A mesa com Edney Silvestre (que fez aqui em Ouro Preto o pré-lançamento de seu belo romance Se eu fechar os olhos agora) e com o bósnio Sasa Stanisic foi também muito proveitosa. Mediados por Marcelo Backes, um dos melhores autores da nova geração brasileira e tradutor do livro de Stanisic, Como o soldado conserta o gramofone?, Edney e Sasa falaram sobre as coincidências entre seus livros, como, por exemplo, ambos terem crianças como protagonistas e também citarem o astronauta russo Iuri Gagarin. O que levou Edney a mencionar Gagarin foi o fato de ele, primeiro homem a fazer uma viagem espacial, representar o mundo novo que se descortinava na época em que seu romance é ambientado, início dos anos 1960. Já Stanisic, mais jovem que Silvestre, conheceu Gagarin em suas aulas de História, e desde então admira o astronauta. A citação é uma espécie de homenagem.
A questão da memória, assunto principal da mesa, remete à relação entre a realidade e a ficção, abordada nas conversas sobre biografias. Afinal, tanto Edney quanto Stanisic fazem uso de suas lembranças em seus livros. Stanisic com seu protagonista e família fugindo da guerra na pequena cidade de Visegrad e Edney com dois garotos de 12 anos no período de transição entre adolescência e maioridade em 1961, época de mudanças importantes em todo o mundo, que mudaria ainda mais no final da década (1968) e que faria os amigos de infância, agora já distantes geograficamente, perderem contato totalmente.

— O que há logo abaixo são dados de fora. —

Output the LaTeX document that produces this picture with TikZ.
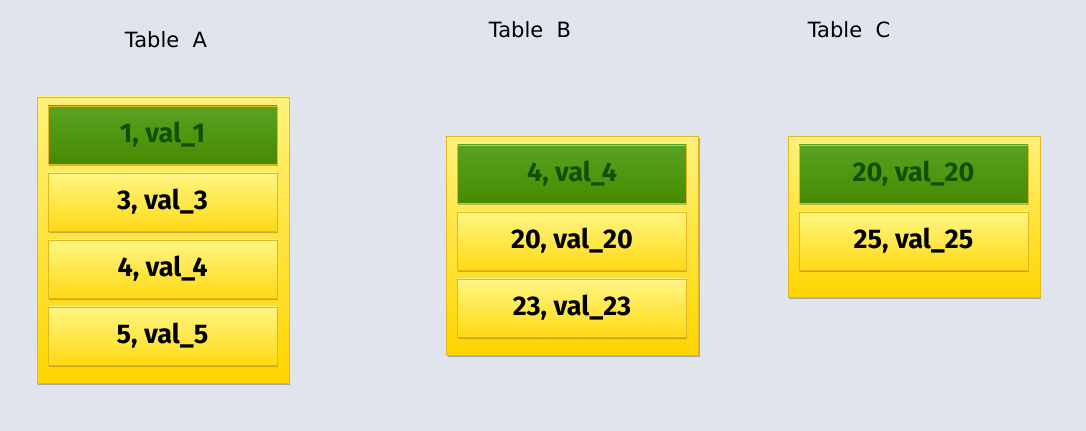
\documentclass[tikz,border=0pt]{standalone}
\usepackage{fontspec}
\usepackage{tikz}
\usetikzlibrary{positioning}
\usetikzlibrary{shadows}
\newfontfamily\rowfont{Fira Sans}
\newfontfamily\titlefont{DejaVu Sans}
\definecolor{bgcol}{HTML}{E0E4EC}
\definecolor{outertop}{HTML}{FFF27A}
\definecolor{outerbot}{HTML}{FFD500}
\definecolor{rowtop}{HTML}{FFF584}
\definecolor{rowbot}{HTML}{FFDA12}
\definecolor{greentop}{HTML}{5AA222}
\definecolor{greenbot}{HTML}{468A00}
\definecolor{greentext}{HTML}{134F00}
\definecolor{edgecol}{HTML}{E2B820}

\begin{document}
\begin{tikzpicture}[x=0.5pt, y=-0.5pt, node distance=4.1pt,
  tablebox/.style={draw=edgecol, line width=0.4pt, top color=outertop, bottom color=outerbot,
    minimum width=126pt, drop shadow={shadow xshift=0.6pt, shadow yshift=-0.9pt, opacity=0.4, fill=black!70}},
  keyrow/.style={draw=edgecol, line width=0.4pt, top color=greentop, bottom color=greenbot,
    minimum width=114.5pt, minimum height=29pt, text=greentext, font=\rowfont\bfseries\fontsize{13.5}{15}\selectfont,
    drop shadow={shadow xshift=0.4pt, shadow yshift=-0.9pt, opacity=0.35, fill=black!70}},
  valrow/.style={draw=edgecol, line width=0.4pt, top color=rowtop, bottom color=rowbot,
    minimum width=114.5pt, minimum height=29pt, text=black, font=\rowfont\bfseries\fontsize{13.5}{15}\selectfont,
    drop shadow={shadow xshift=0.4pt, shadow yshift=-0.9pt, opacity=0.35, fill=black!70}},
  tabletitle/.style={font=\titlefont\fontsize{10.5}{13}\selectfont}]
\fill[bgcol] (0,0) rectangle (1086,431);
\useasboundingbox (0,0) rectangle (1086,431);

% titles
\node[tabletitle] (titleA) at (166,40) {Table\ \ A};
\node[tabletitle] (titleB) at (530,30) {Table\ \ B};
\node[tabletitle] (titleC) at (849,30) {Table\ \ C};

% outer boxes
\node[tablebox, minimum height=143pt] (tableA) at (163,240) {};
\node[tablebox, minimum height=109.5pt] (tableB) at (572.5,245.5) {};
\node[tablebox, minimum height=80.5pt] (tableC) at (914,216.5) {};

% table A
\node[keyrow] (a1) at (162.5,135) {1, val\_1};
\node[valrow, below=of a1] (a3) {3, val\_3};
\node[valrow, below=of a3] (a4) {4, val\_4};
\node[valrow, below=of a4] (a5) {5, val\_5};

% table B
\node[keyrow] (b4) at (572,174) {4, val\_4};
\node[valrow, below=of b4] (b20) {20, val\_20};
\node[valrow, below=of b20] (b23) {23, val\_23};

% table C
\node[keyrow] (c20) at (913.5,174) {20, val\_20};
\node[valrow, below=of c20] (c25) {25, val\_25};
\end{tikzpicture}
\end{document}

Duas curiosidades desta mesa: Edney Silvestre, que, entre outras coisas, é um excelente entrevistador de escritores, teve de resistir muito para não fazer perguntas a Sasa. Fez, se não perdi as contas, duas. A outra: é bom ver dois autores talentosos. O romance de Edney é mesmo muito bom, e o de Stanisic vem com o selo Marcelo Backes de qualidade.. É mais uma lição que fica para escritores, jornalistas e, enfim, todos nós.